Authentic engagement with the holiday’s material culture involves understanding that the ofrenda is a personal space, not a showroom. The most traditional textiles used are often family heirlooms or simple, unadorned fabrics that serve as a backdrop for the items the deceased loved in life. The "loudness" of the commercial aesthetic is often a distraction from the quiet, personal nature of the ritual. When we strip away the need for a specific, branded look, we open up room for a more honest celebration. We move away from the performance of culture and toward the practice of it.
The next time you see a display of colorful skulls on a shelf, remember that the image was likely chosen because it tests well with focus groups, not because it carries the weight of a thousand years of history. The industry has spent decades convincing us that we need these specific visual cues to "do" the holiday correctly. We don't. The cloth isn't the tradition, and the pattern isn't the memory. We’ve let the marketplace define our relationship with the dead through a series of repeating patterns, and in doing so, we’ve forgotten how to see the beauty in the plain, the old, and the unbranded.

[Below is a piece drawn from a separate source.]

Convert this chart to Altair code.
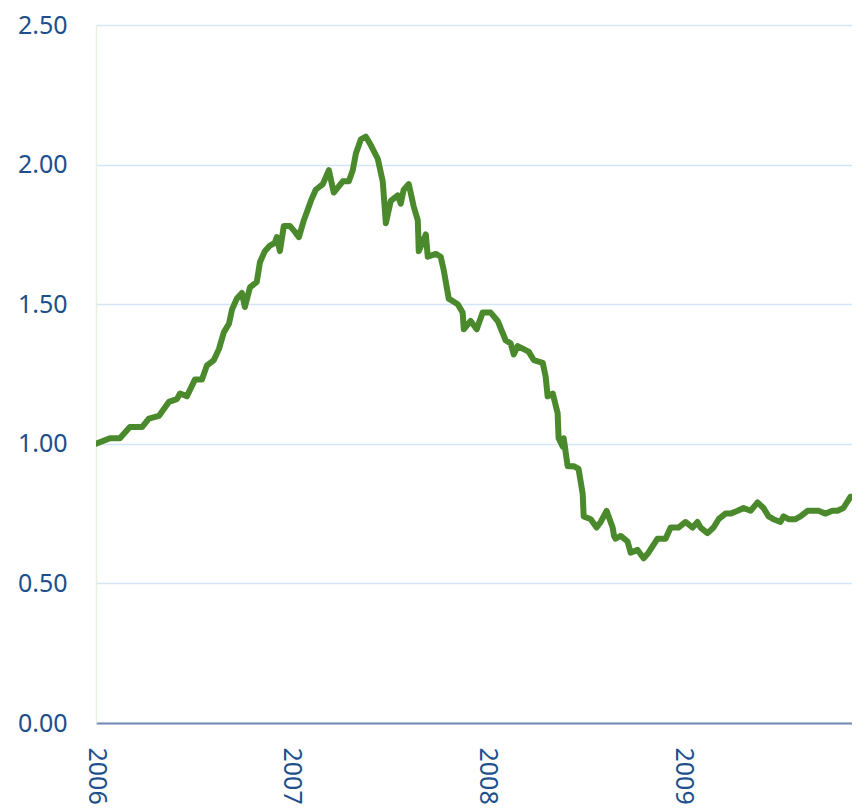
import altair as alt
import pandas as pd

# decimal year positions of sampled points
years = [
    2006.000, 2006.071, 2006.122, 2006.173, 2006.235, 2006.270, 2006.321, 2006.372,
    2006.413, 2006.429, 2006.464, 2006.505, 2006.541, 2006.566, 2006.602, 2006.628,
    2006.653, 2006.679, 2006.694, 2006.719, 2006.745, 2006.760, 2006.786, 2006.821,
    2006.837, 2006.862, 2006.888, 2006.913, 2006.923, 2006.939, 2006.959, 2006.990,
    2007.015, 2007.036, 2007.061, 2007.097, 2007.122, 2007.158, 2007.189, 2007.214,
    2007.260, 2007.291, 2007.311, 2007.327, 2007.352, 2007.378, 2007.403, 2007.439,
    2007.464, 2007.480, 2007.505, 2007.541, 2007.556, 2007.571, 2007.597, 2007.622,
    2007.643, 2007.648, 2007.684, 2007.694, 2007.735, 2007.760, 2007.776, 2007.801,
    2007.847, 2007.872, 2007.878, 2007.913, 2007.944, 2007.974, 2008.015, 2008.051,
    2008.092, 2008.117, 2008.133, 2008.153, 2008.209, 2008.235, 2008.281, 2008.296,
    2008.306, 2008.332, 2008.357, 2008.362, 2008.383, 2008.388, 2008.408, 2008.439,
    2008.464, 2008.485, 2008.490, 2008.526, 2008.556, 2008.577, 2008.607, 2008.638,
    2008.645, 2008.653, 2008.679, 2008.714, 2008.730, 2008.765, 2008.796, 2008.821,
    2008.867, 2008.908, 2008.934, 2008.974, 2009.010, 2009.046, 2009.071, 2009.087,
    2009.122, 2009.153, 2009.179, 2009.214, 2009.240, 2009.276, 2009.306, 2009.342,
    2009.378, 2009.408, 2009.434, 2009.459, 2009.495, 2009.510, 2009.536, 2009.571,
    2009.597, 2009.633, 2009.663, 2009.689, 2009.724, 2009.760, 2009.786, 2009.816,
    2009.852, 2009.878, 2009.900,
]
values = [
    1.00, 1.02, 1.02, 1.06, 1.06, 1.09, 1.10, 1.15,
    1.16, 1.18, 1.17, 1.23, 1.23, 1.28, 1.30, 1.34,
    1.40, 1.43, 1.48, 1.52, 1.54, 1.49, 1.56, 1.58,
    1.65, 1.69, 1.71, 1.72, 1.74, 1.69, 1.78, 1.78,
    1.76, 1.74, 1.80, 1.87, 1.91, 1.93, 1.98, 1.90,
    1.94, 1.94, 1.98, 2.04, 2.09, 2.10, 2.07, 2.02,
    1.94, 1.79, 1.87, 1.89, 1.86, 1.91, 1.93, 1.85,
    1.80, 1.69, 1.75, 1.67, 1.68, 1.67, 1.62, 1.52,
    1.50, 1.47, 1.41, 1.44, 1.41, 1.47, 1.47, 1.44,
    1.37, 1.36, 1.32, 1.35, 1.33, 1.30, 1.29, 1.24,
    1.17, 1.18, 1.11, 1.02, 0.99, 1.02, 0.92, 0.92,
    0.91, 0.82, 0.74, 0.73, 0.70, 0.72, 0.76, 0.70,
    0.67, 0.66, 0.67, 0.65, 0.61, 0.62, 0.59, 0.61,
    0.66, 0.66, 0.70, 0.70, 0.72, 0.70, 0.72, 0.70,
    0.68, 0.70, 0.73, 0.75, 0.75, 0.76, 0.77, 0.76,
    0.79, 0.77, 0.74, 0.73, 0.72, 0.74, 0.73, 0.73,
    0.74, 0.76, 0.76, 0.76, 0.75, 0.76, 0.76, 0.77,
    0.81, 0.81, 0.80,
]
y_ticks = [0.0, 0.5, 1.0, 1.5, 2.0, 2.5]
x_ticks = [2006, 2007, 2008, 2009]

df = pd.DataFrame({"year": years, "value": values})

FONT = "Noto Sans"
LABEL_COLOR = "#1d4f8c"

chart = alt.Chart(df).mark_line(
    color="#4a8a2c", strokeWidth=6, strokeJoin="round", strokeCap="round", clip=True
).encode(
    x=alt.X(
        "year:Q",
        scale=alt.Scale(domain=[2006, 2009.86], nice=False, zero=False),
        axis=alt.Axis(
            values=x_ticks, format="d", title=None, grid=False, ticks=False,
            labelAngle=90, labelPadding=24, labelFontSize=25, labelFont=FONT,
            labelColor=LABEL_COLOR, domainColor="#7388b3", domainWidth=2,
            labelOverlap=False, labelFlush=False,
        ),
    ),
    y=alt.Y(
        "value:Q",
        scale=alt.Scale(domain=[0, 2.5], nice=False),
        axis=alt.Axis(
            values=y_ticks, format=".2f", title=None, grid=True, ticks=False,
            gridColor="#d3e5f6", gridWidth=1.5, labelPadding=29,
            labelFontSize=25, labelFont=FONT, labelColor=LABEL_COLOR,
            domainColor="#e8f1df", domainWidth=1.5, labelOverlap=False,
        ),
    ),
).properties(
    width=756,
    height=698,
    autosize=alt.AutoSizeParams(type="none"),
    padding={"left": 88, "top": 17, "right": 0, "bottom": 81},
).configure_view(stroke=None)

chart.save("out.html", embed_options={"renderer": "svg", "actions": False})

The greatest trick the textile industry ever pulled was making us believe that a holiday about the intangible soul required a specific, tangible inventory of consumer goods. We’ve turned a bridge to the afterlife into a seasonal department at the fabric store. The truth is that the spirits don't care about the thread count or the "trendiness" of the print on your table. They return for the scent of the flowers, the heat of the candles, and the sound of their names being spoken aloud—none of which can be found on a factory floor half a world away. We shouldn't mistake the vibrant patterns of a commercial product for the lived reality of a culture that refuses to be neatly folded and sold by the yard.